**Written exercise**
Below is a listing. Return the lines from the one that contains "Output the Python" to the one that contains "plt.rcParams['font.family'] = ['Liberation", both ends included, verbatim and with no pictures.

**Exercise material**
------

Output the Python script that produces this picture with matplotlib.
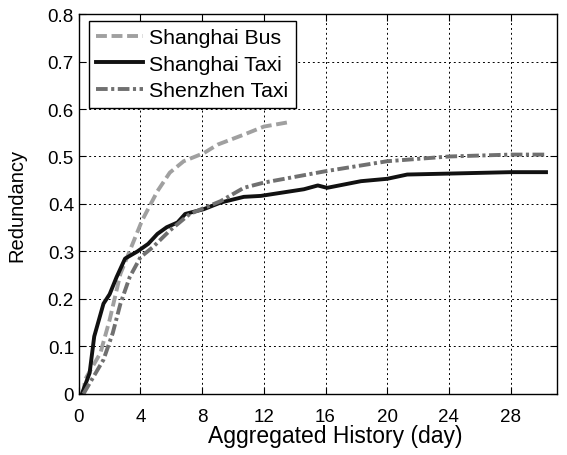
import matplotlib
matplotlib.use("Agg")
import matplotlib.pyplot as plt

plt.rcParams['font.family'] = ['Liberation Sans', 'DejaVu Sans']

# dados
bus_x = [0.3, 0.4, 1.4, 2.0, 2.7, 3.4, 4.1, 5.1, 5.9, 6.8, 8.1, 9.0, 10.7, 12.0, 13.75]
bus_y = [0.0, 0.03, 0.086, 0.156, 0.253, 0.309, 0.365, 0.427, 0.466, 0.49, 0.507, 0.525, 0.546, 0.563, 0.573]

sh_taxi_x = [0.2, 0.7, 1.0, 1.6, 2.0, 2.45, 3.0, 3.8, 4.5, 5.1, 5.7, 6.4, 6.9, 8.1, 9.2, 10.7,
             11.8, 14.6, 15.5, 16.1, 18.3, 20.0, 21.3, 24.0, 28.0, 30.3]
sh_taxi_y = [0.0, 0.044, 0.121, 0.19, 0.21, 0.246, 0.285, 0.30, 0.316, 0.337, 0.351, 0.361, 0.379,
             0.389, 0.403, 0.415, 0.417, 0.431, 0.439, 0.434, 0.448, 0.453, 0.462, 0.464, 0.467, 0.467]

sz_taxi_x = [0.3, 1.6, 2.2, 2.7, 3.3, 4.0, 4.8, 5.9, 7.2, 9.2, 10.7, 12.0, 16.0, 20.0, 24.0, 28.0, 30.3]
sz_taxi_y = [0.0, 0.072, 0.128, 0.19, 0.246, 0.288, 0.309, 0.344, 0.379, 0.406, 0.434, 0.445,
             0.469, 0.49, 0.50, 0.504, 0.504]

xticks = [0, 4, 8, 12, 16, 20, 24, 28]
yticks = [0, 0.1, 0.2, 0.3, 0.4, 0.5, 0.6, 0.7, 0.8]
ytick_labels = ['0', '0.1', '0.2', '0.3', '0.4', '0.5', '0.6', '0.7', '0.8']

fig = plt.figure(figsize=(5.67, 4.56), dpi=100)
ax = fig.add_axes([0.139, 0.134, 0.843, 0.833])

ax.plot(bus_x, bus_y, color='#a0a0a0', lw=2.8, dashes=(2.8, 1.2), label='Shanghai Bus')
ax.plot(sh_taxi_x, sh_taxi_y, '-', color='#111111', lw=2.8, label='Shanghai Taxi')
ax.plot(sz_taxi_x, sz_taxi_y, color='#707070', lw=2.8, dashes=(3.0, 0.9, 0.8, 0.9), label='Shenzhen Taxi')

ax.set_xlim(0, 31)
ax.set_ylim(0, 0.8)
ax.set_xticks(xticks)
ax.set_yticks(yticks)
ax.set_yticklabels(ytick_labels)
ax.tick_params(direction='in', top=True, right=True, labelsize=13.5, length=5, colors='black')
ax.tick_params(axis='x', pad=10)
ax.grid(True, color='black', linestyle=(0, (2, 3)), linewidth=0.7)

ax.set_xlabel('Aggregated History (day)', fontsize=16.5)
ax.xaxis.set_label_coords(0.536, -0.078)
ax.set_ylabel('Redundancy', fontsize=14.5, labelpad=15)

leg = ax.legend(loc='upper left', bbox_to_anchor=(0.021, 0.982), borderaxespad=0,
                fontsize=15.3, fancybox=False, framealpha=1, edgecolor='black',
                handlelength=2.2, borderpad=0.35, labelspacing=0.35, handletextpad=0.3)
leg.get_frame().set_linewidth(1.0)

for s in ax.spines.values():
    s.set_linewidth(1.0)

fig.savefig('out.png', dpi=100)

------

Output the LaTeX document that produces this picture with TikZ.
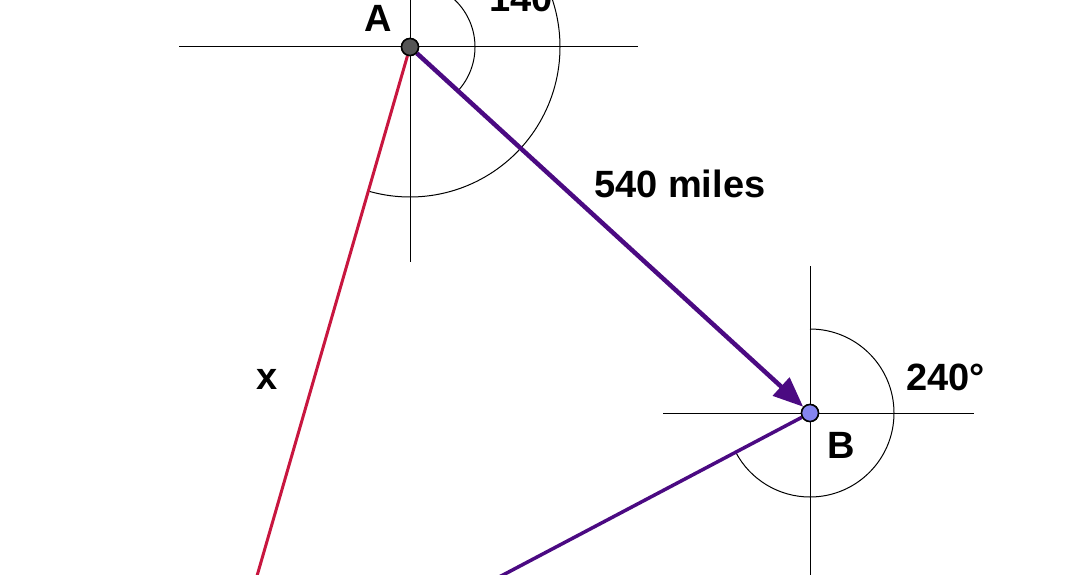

------

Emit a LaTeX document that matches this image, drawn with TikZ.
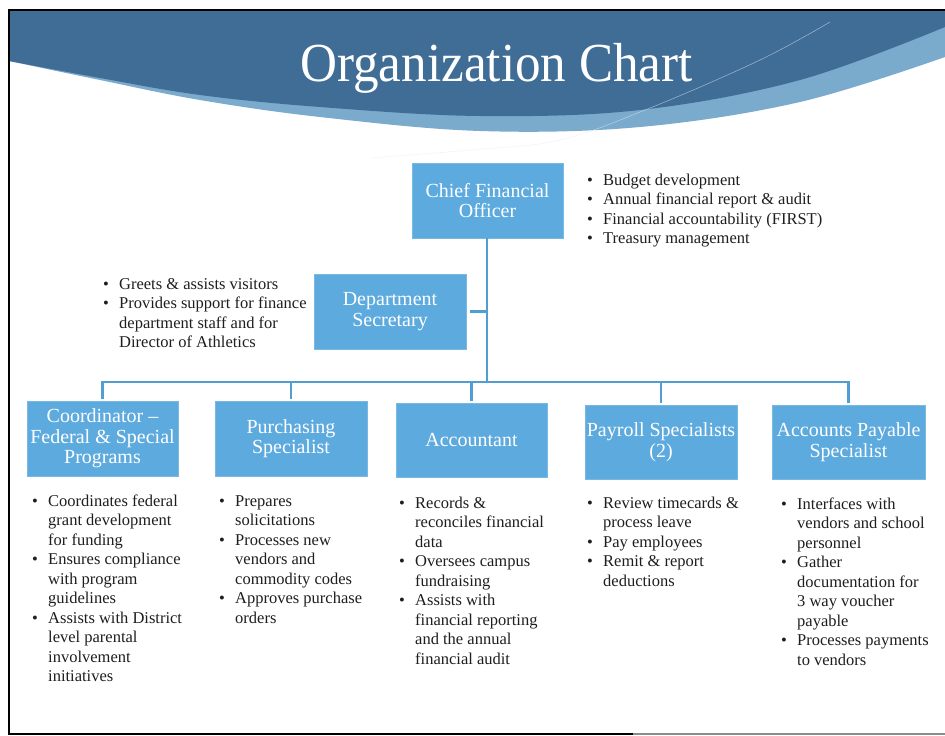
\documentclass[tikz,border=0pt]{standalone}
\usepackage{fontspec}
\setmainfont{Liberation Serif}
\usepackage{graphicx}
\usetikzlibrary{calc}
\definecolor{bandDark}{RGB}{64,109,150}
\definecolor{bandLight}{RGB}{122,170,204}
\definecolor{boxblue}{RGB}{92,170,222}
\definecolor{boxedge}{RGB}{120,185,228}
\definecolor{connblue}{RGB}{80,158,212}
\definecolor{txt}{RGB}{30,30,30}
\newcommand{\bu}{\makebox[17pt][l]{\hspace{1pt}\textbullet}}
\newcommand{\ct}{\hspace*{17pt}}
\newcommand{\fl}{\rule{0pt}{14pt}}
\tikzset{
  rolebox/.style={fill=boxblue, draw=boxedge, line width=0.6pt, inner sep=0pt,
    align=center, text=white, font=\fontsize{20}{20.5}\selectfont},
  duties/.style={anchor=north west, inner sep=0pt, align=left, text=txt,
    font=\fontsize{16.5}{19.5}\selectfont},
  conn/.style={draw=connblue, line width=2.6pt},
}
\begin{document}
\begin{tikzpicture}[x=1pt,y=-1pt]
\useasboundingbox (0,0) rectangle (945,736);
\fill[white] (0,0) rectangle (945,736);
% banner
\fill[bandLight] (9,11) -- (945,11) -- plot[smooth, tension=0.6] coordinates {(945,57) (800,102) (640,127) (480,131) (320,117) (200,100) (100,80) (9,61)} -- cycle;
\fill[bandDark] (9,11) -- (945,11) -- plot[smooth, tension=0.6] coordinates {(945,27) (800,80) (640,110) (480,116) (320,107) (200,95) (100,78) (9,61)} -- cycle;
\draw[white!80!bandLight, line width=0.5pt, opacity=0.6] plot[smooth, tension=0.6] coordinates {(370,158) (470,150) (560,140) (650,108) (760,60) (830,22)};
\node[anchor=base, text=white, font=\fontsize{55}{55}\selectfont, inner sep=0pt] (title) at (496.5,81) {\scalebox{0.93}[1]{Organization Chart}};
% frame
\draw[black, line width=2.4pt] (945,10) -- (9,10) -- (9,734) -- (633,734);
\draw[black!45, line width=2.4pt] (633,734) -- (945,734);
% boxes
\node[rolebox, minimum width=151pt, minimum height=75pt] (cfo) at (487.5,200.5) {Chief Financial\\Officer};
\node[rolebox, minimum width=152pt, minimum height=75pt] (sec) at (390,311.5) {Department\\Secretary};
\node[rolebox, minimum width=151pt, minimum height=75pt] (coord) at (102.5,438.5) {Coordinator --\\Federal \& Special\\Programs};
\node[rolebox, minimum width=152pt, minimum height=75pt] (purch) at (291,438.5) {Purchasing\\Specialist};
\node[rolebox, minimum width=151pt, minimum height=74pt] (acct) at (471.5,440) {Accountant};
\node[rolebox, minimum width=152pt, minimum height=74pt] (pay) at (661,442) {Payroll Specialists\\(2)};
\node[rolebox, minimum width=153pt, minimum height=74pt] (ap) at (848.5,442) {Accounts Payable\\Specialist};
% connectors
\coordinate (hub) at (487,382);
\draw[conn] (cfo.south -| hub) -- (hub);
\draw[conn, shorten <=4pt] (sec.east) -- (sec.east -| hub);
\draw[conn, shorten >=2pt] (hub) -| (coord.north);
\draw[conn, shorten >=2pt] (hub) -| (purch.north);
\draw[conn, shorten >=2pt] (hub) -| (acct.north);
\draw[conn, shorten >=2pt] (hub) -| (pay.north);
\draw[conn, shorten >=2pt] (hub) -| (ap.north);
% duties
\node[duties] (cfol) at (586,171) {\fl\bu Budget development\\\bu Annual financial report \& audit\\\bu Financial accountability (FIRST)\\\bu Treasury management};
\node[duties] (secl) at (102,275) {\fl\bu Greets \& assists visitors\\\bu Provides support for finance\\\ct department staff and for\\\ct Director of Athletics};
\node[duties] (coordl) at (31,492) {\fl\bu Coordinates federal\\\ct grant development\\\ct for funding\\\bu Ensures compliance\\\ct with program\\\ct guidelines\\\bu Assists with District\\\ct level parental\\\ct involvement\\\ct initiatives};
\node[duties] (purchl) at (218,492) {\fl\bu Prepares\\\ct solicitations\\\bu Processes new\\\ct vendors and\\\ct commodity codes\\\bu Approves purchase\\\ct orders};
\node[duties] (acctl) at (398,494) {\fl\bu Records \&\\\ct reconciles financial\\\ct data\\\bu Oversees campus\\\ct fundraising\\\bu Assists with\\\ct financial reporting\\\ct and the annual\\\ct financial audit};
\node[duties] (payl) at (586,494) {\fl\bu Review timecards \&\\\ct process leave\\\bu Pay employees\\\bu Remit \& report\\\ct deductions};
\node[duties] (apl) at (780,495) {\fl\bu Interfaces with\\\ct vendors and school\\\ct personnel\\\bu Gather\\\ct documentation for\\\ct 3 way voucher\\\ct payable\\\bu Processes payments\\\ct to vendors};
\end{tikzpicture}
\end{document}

------

**Task output**
Output the Python script that produces this picture with matplotlib.
import matplotlib
matplotlib.use("Agg")
import matplotlib.pyplot as plt

plt.rcParams['font.family'] = ['Liberation Sans', 'DejaVu Sans']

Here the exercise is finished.